## Given data:
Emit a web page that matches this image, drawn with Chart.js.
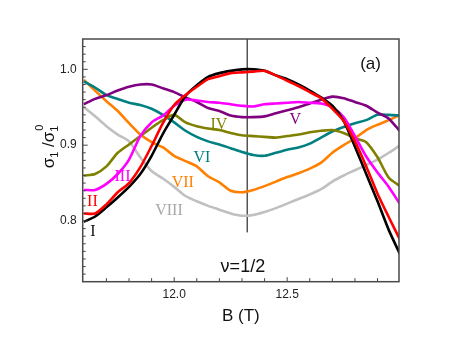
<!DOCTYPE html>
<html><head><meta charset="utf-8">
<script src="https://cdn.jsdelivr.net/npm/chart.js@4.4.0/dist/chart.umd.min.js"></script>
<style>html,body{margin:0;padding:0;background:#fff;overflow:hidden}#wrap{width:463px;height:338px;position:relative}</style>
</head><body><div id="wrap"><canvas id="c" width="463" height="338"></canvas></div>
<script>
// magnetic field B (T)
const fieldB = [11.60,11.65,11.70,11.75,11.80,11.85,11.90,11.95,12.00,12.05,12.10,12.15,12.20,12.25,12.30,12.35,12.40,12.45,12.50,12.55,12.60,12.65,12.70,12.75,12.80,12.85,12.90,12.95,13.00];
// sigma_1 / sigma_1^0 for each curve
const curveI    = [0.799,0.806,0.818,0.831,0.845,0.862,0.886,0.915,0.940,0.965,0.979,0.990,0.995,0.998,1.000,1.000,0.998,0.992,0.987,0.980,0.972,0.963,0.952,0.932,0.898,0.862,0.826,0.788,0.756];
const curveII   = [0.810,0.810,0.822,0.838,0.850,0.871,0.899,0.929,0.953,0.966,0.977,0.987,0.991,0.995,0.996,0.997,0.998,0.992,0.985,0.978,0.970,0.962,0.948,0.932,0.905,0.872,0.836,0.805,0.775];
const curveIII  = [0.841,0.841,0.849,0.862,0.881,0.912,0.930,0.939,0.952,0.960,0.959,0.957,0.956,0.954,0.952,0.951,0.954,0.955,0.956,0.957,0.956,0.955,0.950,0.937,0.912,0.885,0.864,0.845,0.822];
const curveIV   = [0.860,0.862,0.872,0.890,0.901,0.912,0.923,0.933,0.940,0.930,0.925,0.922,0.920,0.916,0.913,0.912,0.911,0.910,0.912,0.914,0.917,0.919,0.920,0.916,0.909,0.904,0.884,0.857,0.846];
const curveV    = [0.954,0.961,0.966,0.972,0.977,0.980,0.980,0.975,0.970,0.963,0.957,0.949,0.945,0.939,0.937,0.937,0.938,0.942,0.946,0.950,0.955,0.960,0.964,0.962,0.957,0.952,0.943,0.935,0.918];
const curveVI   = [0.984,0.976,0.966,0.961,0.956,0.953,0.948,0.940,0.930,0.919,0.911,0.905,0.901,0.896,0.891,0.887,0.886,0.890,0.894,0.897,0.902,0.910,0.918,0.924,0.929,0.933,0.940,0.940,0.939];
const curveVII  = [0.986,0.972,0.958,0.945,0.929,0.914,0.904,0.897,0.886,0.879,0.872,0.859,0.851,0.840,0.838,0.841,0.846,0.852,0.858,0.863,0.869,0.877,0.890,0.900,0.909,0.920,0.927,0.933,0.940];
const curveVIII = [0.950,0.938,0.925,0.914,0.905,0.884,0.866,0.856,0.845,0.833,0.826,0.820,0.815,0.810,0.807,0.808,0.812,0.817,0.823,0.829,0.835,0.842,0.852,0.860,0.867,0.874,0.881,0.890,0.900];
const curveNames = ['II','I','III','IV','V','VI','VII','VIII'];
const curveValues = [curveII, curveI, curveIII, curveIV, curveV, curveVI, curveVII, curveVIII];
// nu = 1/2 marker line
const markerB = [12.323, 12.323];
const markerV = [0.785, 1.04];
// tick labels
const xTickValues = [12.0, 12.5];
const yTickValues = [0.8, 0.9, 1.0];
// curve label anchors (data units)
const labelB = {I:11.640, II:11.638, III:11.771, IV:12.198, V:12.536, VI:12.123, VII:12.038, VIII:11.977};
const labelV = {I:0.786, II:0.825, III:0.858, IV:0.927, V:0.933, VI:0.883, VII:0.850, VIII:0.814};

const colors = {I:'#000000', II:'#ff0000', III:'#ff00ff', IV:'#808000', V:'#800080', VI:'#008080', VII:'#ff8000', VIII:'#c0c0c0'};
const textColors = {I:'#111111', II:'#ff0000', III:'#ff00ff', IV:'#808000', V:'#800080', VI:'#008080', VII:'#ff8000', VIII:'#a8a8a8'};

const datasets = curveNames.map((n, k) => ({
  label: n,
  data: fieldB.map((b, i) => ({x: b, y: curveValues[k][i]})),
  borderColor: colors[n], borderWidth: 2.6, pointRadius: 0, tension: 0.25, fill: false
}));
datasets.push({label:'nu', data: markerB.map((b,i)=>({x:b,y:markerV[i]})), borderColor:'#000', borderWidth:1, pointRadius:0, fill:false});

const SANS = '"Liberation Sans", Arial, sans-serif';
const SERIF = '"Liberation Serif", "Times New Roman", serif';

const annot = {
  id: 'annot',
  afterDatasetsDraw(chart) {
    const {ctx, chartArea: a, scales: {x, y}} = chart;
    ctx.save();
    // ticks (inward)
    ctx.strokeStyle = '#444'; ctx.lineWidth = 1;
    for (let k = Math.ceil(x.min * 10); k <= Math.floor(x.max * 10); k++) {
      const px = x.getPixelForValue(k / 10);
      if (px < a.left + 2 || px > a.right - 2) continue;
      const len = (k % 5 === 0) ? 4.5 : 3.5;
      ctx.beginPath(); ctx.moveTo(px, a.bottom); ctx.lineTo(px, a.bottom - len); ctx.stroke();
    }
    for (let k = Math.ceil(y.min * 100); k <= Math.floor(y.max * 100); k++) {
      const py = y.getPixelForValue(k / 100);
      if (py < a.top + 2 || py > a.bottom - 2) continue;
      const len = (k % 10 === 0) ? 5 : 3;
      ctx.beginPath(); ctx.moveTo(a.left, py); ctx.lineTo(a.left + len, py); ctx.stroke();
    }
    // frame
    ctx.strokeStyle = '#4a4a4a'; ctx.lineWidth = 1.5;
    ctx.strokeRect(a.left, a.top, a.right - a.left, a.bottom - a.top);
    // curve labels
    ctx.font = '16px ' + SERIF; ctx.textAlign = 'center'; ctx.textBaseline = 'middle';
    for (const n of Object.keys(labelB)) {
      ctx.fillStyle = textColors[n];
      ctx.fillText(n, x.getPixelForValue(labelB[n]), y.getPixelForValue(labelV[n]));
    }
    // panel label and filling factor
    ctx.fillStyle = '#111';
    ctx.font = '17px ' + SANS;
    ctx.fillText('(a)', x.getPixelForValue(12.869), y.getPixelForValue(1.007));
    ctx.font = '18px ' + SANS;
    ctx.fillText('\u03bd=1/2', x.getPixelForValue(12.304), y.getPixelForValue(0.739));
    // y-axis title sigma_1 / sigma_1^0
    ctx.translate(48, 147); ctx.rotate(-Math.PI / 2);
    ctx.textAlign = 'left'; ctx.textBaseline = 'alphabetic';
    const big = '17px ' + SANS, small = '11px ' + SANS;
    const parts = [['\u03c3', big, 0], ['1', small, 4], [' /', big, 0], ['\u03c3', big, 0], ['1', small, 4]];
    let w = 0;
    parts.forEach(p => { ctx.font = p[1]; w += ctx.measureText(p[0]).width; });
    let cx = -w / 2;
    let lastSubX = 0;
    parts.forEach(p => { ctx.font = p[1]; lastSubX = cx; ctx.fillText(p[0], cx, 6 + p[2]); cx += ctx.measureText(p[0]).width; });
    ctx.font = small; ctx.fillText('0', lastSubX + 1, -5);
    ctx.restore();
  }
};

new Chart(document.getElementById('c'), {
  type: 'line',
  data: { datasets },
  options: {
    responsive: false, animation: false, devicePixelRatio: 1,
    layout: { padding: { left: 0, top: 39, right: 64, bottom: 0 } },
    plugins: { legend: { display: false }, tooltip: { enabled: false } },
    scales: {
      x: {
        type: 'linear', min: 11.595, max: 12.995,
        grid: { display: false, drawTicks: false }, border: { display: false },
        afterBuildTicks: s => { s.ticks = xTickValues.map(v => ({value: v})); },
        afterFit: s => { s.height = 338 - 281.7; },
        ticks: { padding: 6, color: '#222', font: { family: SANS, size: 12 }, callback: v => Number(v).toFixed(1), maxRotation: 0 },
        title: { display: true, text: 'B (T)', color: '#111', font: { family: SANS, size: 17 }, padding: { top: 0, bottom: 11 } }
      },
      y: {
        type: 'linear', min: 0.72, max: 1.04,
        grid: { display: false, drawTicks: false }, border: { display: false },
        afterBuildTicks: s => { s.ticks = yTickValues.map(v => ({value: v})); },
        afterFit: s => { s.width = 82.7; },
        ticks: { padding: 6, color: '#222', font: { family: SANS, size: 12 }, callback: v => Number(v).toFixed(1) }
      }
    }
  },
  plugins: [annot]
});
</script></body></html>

* * *

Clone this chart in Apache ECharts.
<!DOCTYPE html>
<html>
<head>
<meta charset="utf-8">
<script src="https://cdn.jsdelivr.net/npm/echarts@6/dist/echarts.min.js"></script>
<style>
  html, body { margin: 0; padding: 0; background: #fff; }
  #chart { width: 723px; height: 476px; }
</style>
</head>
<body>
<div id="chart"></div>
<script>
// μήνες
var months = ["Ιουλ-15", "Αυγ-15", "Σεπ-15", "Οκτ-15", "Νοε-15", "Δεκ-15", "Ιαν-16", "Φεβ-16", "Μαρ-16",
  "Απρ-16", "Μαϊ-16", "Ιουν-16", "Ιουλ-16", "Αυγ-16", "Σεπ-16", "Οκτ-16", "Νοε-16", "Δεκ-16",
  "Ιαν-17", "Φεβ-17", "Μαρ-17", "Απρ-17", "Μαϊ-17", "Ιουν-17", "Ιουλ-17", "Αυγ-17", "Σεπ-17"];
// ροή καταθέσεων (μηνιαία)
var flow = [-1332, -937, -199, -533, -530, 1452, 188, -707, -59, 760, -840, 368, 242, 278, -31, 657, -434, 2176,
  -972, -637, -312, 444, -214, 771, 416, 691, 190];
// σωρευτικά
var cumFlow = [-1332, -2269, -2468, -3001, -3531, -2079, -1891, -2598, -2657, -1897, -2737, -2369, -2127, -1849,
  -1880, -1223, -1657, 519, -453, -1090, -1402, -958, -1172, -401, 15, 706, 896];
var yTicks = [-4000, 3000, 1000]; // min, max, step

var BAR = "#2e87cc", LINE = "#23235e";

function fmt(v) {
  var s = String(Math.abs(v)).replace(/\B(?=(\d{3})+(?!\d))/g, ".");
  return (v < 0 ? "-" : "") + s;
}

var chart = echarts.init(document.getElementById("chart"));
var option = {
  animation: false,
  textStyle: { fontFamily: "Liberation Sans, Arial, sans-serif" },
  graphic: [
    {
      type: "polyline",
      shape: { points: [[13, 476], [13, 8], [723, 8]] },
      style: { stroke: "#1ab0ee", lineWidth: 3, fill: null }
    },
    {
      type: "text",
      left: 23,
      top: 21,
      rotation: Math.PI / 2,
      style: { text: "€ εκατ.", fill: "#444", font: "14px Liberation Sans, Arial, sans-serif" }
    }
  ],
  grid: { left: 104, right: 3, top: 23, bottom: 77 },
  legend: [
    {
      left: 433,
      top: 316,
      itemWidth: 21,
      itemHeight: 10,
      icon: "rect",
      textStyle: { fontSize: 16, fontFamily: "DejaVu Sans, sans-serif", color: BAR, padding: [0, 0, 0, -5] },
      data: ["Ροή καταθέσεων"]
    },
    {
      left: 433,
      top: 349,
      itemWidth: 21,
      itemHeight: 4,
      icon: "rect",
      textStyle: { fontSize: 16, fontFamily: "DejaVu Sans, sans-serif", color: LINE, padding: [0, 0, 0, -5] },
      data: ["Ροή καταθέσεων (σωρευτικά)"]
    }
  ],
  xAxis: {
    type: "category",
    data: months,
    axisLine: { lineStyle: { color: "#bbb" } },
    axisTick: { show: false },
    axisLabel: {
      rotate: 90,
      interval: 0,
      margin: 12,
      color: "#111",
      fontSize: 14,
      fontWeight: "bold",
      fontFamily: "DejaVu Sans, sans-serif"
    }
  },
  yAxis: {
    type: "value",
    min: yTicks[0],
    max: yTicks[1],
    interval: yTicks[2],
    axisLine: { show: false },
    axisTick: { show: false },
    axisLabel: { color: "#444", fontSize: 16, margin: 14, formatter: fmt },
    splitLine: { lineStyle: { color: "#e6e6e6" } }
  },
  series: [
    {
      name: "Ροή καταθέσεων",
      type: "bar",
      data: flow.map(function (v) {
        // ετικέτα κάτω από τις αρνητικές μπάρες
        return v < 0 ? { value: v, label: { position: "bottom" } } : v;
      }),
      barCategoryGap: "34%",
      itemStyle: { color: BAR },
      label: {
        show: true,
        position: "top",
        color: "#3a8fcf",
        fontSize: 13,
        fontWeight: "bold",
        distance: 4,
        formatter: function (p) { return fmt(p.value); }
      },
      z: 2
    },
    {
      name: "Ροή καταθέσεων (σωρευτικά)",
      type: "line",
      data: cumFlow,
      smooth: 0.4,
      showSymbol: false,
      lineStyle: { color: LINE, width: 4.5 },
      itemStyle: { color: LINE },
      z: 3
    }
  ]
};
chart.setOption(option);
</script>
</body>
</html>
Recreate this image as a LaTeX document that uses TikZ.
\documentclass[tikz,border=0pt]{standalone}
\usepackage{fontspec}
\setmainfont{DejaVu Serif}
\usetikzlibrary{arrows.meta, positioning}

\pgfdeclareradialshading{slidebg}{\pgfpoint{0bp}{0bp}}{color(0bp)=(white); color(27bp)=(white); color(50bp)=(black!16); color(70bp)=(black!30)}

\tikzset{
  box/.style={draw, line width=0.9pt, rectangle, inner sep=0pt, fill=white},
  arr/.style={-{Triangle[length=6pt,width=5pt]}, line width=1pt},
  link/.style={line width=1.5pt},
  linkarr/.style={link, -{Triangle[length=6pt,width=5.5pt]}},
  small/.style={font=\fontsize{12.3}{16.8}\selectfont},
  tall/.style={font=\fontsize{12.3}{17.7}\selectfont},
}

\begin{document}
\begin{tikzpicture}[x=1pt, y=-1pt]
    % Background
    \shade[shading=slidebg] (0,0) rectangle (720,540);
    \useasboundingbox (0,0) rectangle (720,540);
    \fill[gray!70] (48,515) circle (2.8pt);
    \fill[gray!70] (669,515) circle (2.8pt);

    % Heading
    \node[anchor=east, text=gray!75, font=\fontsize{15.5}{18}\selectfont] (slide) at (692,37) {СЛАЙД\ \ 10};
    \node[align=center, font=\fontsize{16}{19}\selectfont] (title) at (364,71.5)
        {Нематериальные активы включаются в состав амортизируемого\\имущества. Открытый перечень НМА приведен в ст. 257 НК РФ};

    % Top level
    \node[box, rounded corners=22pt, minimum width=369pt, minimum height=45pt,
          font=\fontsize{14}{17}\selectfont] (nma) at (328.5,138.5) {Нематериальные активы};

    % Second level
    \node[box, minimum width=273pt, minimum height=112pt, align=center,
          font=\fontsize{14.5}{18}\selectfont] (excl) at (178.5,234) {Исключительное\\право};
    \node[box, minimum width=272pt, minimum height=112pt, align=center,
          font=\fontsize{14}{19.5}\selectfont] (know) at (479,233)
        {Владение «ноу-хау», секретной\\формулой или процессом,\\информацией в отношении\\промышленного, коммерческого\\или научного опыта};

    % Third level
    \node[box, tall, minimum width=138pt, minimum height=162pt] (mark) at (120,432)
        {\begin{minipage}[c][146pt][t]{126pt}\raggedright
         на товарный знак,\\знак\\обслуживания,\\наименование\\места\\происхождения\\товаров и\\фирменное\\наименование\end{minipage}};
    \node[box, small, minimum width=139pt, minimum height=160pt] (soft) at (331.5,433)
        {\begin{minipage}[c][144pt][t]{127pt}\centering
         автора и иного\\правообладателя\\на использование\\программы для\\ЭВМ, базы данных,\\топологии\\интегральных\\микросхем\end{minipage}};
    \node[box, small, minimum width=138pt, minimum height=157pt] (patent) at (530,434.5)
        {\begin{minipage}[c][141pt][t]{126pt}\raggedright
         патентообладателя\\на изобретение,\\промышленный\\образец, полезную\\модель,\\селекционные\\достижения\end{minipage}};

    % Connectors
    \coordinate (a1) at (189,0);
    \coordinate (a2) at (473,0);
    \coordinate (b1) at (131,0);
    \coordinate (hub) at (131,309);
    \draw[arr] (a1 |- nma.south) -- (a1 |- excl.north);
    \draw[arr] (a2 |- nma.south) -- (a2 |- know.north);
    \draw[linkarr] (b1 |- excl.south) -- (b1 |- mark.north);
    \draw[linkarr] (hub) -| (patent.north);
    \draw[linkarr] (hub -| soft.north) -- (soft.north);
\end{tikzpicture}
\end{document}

...

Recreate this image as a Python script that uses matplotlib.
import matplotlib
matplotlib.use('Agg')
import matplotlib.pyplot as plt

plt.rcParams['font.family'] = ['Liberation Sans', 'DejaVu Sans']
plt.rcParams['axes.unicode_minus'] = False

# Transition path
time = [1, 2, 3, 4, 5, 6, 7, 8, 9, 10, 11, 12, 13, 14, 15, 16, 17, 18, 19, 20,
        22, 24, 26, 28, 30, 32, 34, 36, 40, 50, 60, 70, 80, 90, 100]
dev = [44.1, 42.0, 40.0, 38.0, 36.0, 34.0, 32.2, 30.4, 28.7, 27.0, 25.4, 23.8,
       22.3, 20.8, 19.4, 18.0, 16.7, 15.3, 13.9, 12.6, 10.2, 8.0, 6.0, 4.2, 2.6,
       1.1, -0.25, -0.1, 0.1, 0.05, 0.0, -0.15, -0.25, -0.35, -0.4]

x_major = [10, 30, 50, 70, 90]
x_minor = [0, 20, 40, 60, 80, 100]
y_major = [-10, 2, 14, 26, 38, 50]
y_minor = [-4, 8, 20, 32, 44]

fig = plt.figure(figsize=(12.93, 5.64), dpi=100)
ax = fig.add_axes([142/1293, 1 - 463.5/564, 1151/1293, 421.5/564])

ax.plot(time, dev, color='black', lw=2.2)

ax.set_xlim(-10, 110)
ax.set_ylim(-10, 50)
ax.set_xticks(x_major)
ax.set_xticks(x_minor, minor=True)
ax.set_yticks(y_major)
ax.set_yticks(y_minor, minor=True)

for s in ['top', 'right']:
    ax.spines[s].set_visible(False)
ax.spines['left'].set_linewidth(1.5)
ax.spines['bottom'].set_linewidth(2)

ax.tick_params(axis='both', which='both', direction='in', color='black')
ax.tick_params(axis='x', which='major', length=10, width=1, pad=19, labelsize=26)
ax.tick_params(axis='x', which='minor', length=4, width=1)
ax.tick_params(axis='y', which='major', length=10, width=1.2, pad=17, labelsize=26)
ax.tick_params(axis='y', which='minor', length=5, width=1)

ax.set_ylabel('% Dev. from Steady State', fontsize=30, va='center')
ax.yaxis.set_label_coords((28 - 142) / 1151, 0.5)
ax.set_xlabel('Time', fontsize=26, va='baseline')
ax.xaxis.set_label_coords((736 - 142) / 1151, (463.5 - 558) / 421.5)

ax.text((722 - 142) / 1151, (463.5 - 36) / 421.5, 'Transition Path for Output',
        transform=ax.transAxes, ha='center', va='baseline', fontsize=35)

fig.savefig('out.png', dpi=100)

## Given problem:
Nothing but the lines from the line that contains "Recreate this image as a Python" through the line that contains "ax.spines['bottom'].set_linewidth(2)" should be given again, each exactly as it stands, both ends included.

## The response:
Recreate this image as a Python script that uses matplotlib.
import matplotlib
matplotlib.use('Agg')
import matplotlib.pyplot as plt

plt.rcParams['font.family'] = ['Liberation Sans', 'DejaVu Sans']
plt.rcParams['axes.unicode_minus'] = False

# Transition path
time = [1, 2, 3, 4, 5, 6, 7, 8, 9, 10, 11, 12, 13, 14, 15, 16, 17, 18, 19, 20,
        22, 24, 26, 28, 30, 32, 34, 36, 40, 50, 60, 70, 80, 90, 100]
dev = [44.1, 42.0, 40.0, 38.0, 36.0, 34.0, 32.2, 30.4, 28.7, 27.0, 25.4, 23.8,
       22.3, 20.8, 19.4, 18.0, 16.7, 15.3, 13.9, 12.6, 10.2, 8.0, 6.0, 4.2, 2.6,
       1.1, -0.25, -0.1, 0.1, 0.05, 0.0, -0.15, -0.25, -0.35, -0.4]

x_major = [10, 30, 50, 70, 90]
x_minor = [0, 20, 40, 60, 80, 100]
y_major = [-10, 2, 14, 26, 38, 50]
y_minor = [-4, 8, 20, 32, 44]

fig = plt.figure(figsize=(12.93, 5.64), dpi=100)
ax = fig.add_axes([142/1293, 1 - 463.5/564, 1151/1293, 421.5/564])

ax.plot(time, dev, color='black', lw=2.2)

ax.set_xlim(-10, 110)
ax.set_ylim(-10, 50)
ax.set_xticks(x_major)
ax.set_xticks(x_minor, minor=True)
ax.set_yticks(y_major)
ax.set_yticks(y_minor, minor=True)

for s in ['top', 'right']:
    ax.spines[s].set_visible(False)
ax.spines['left'].set_linewidth(1.5)
ax.spines['bottom'].set_linewidth(2)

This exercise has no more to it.